- Task goal -
Copy out the listing in full, exactly as written, but not its pictures.

- Information shown -
====
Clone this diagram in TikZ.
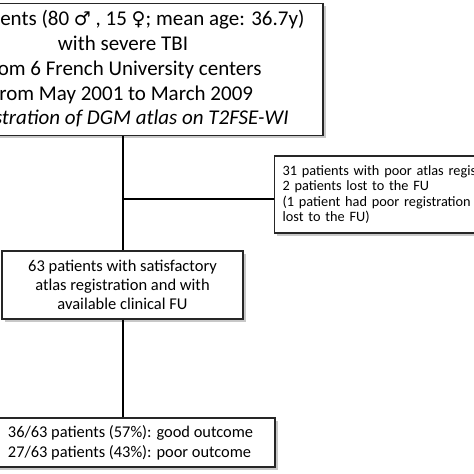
\documentclass[tikz,border=0pt]{standalone}
\usepackage{fontspec}
\setmainfont{Carlito}
\newfontfamily\symfont{DejaVu Sans}
\usetikzlibrary{shadows}
\tikzset{
  box/.style={draw=black!85, line width=1.2pt, fill=white, inner sep=0pt,
    drop shadow={shadow xshift=2.5pt, shadow yshift=-2.5pt, opacity=0.3, fill=black!70}},
  link/.style={line width=1.5pt}
}
\begin{document}
\begin{tikzpicture}[x=1pt,y=-1pt]
\clip (0,0) rectangle (474,474);
\fill[white] (0,0) rectangle (474,474);
\node[box, minimum width=400pt, minimum height=132pt, align=center,
  font=\fontsize{21}{24.75}\selectfont] (cohort) at (123,69.5)
  {95 patients (80 {\symfont\fontsize{19}{24}\selectfont ♂} , 15 {\symfont\fontsize{19}{24}\selectfont ♀}; mean age: 36.7y)\\
   with severe TBI\\
   from 6 French University centers\\
   from May 2001 to March 2009\\
   \textit{Registration of DGM atlas on T2FSE-WI}};
\node[box, anchor=west, minimum height=77pt, text width=260pt, inner xsep=8pt, align=left,
  font=\fontsize{14.3}{15.2}\selectfont] (lost) at (274,194.5)
  {31 patients with poor atlas registration\\
   2 patients lost to the FU\\
   (1 patient had poor registration and\\
   lost to the FU)};
\node[box, minimum width=241pt, minimum height=68pt, align=center,
  font=\fontsize{16.5}{19}\selectfont] (selected) at (122.5,285)
  {63 patients with satisfactory\\
   atlas registration and with\\
   available clinical FU};
\node[box, minimum width=289pt, minimum height=49pt, align=left,
  font=\fontsize{16.4}{20}\selectfont] (outcome) at (130.5,442.5)
  {36/63 patients (57\%): good outcome\\
   27/63 patients (43\%): poor outcome};
\coordinate (split) at (123,199);
\draw[link] (cohort.south) -- (cohort.south |- selected.north);
\draw[link] (split) -- (split -| lost.west);
\draw[link] (selected.south -| cohort.south) -- (cohort.south |- outcome.north);
\end{tikzpicture}
\end{document}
====
- Task output -
Clone this diagram in TikZ.
\documentclass[tikz,border=0pt]{standalone}
\usepackage{fontspec}
\setmainfont{Carlito}
\newfontfamily\symfont{DejaVu Sans}
\usetikzlibrary{shadows}
\tikzset{
  box/.style={draw=black!85, line width=1.2pt, fill=white, inner sep=0pt,
    drop shadow={shadow xshift=2.5pt, shadow yshift=-2.5pt, opacity=0.3, fill=black!70}},
  link/.style={line width=1.5pt}
}
\begin{document}
\begin{tikzpicture}[x=1pt,y=-1pt]
\clip (0,0) rectangle (474,474);
\fill[white] (0,0) rectangle (474,474);
\node[box, minimum width=400pt, minimum height=132pt, align=center,
  font=\fontsize{21}{24.75}\selectfont] (cohort) at (123,69.5)
  {95 patients (80 {\symfont\fontsize{19}{24}\selectfont ♂} , 15 {\symfont\fontsize{19}{24}\selectfont ♀}; mean age: 36.7y)\\
   with severe TBI\\
   from 6 French University centers\\
   from May 2001 to March 2009\\
   \textit{Registration of DGM atlas on T2FSE-WI}};
\node[box, anchor=west, minimum height=77pt, text width=260pt, inner xsep=8pt, align=left,
  font=\fontsize{14.3}{15.2}\selectfont] (lost) at (274,194.5)
  {31 patients with poor atlas registration\\
   2 patients lost to the FU\\
   (1 patient had poor registration and\\
   lost to the FU)};
\node[box, minimum width=241pt, minimum height=68pt, align=center,
  font=\fontsize{16.5}{19}\selectfont] (selected) at (122.5,285)
  {63 patients with satisfactory\\
   atlas registration and with\\
   available clinical FU};
\node[box, minimum width=289pt, minimum height=49pt, align=left,
  font=\fontsize{16.4}{20}\selectfont] (outcome) at (130.5,442.5)
  {36/63 patients (57\%): good outcome\\
   27/63 patients (43\%): poor outcome};
\coordinate (split) at (123,199);
\draw[link] (cohort.south) -- (cohort.south |- selected.north);
\draw[link] (split) -- (split -| lost.west);
\draw[link] (selected.south -| cohort.south) -- (cohort.south |- outcome.north);
\end{tikzpicture}
\end{document}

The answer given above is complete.